Hoeveel te meer dan bij de mens, wonend in zijn huis van leem,
met fundamenten in het stof.
Hij is een mot: men drukt hem dood.
Van de ochtend tot de avond afgepijnigd
gaat hij onbemerkt ten onder, voor eeuwig weggevaagd.
Job 7:9
Zoals wolken verwaaien en verdwijnen,
zo daalt de mens voorgoed af in het dodenrijk.
Alweer Elifaz, Job 15:13-16
Dat jij je zo heftig tegen God keert
en je zulke woorden laat ontvallen!
Hoe kan een mens nu zuiver zijn,
wie uit een vrouw geboren is, onschuldig?
Zelfs in zijn ENGELEN stelt God geen vertrouwen,
ook de hemel is niet zuiver in zijn ogen.
Hoezeer wordt dan de mens verafschuwd,
die verdorven is en het kwaad als water drinkt.
Job 21:22
Kan God iets van de mensen leren,
hij die over de HEMELINGEN rechtspreekt?
Job 33: 13-17 de jonge Elihu:
Waarom beschuldig je hem (God),
zeg je: “Hij antwoordt niet, als iemand tot hem spreekt”?

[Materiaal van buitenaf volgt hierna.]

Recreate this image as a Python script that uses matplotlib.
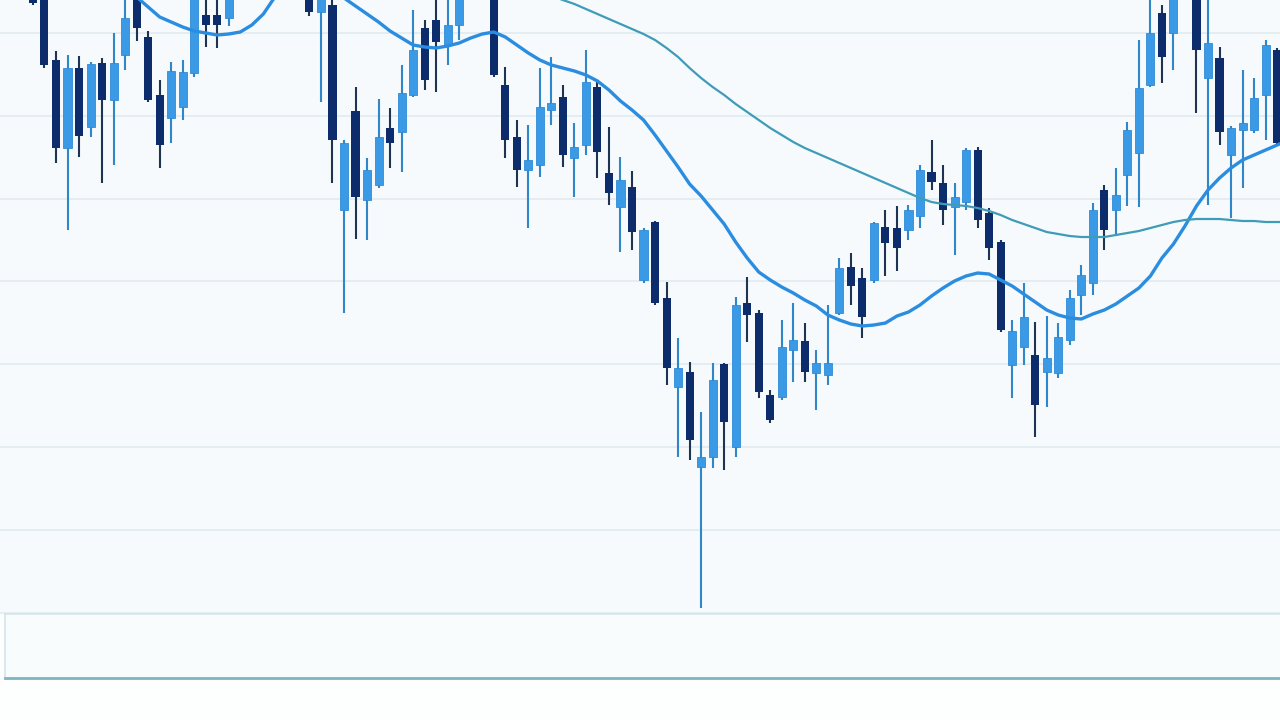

God antwoordt wel, op meer dan één manier,
alleen merkt de mens het niet op.
In de dromen en visioenen van de nacht,
in de tover van de diepste slaap,
of wanneer hij ligt te sluimeren,
opent God de oren van de mens
En laat hem schrikken - een waarschuwing
om hem af te houden van een slechte daad,
om hem voor hoogmoed te vrijwaren.
Job 38: 3-7 God spreekt tot Job:
Sta op, Job, wapen je;
ik zal je ondervragen, zeg mij wat je weet.
Waar was jij toen ik de aarde grondvestte?
Vertel het me, als je zoveel weet.
Wie stelde haar grenzen vast? Jij weet dat toch?
Wie strekte het meetlint over haar uit?
Waar zijn haar sokkels verankerd,
wie heeft haar hoeksteen gelegd,
terwijl de morgensterren samen jubelden
en GODS ZONEN het uitschreeuwden van vreugde?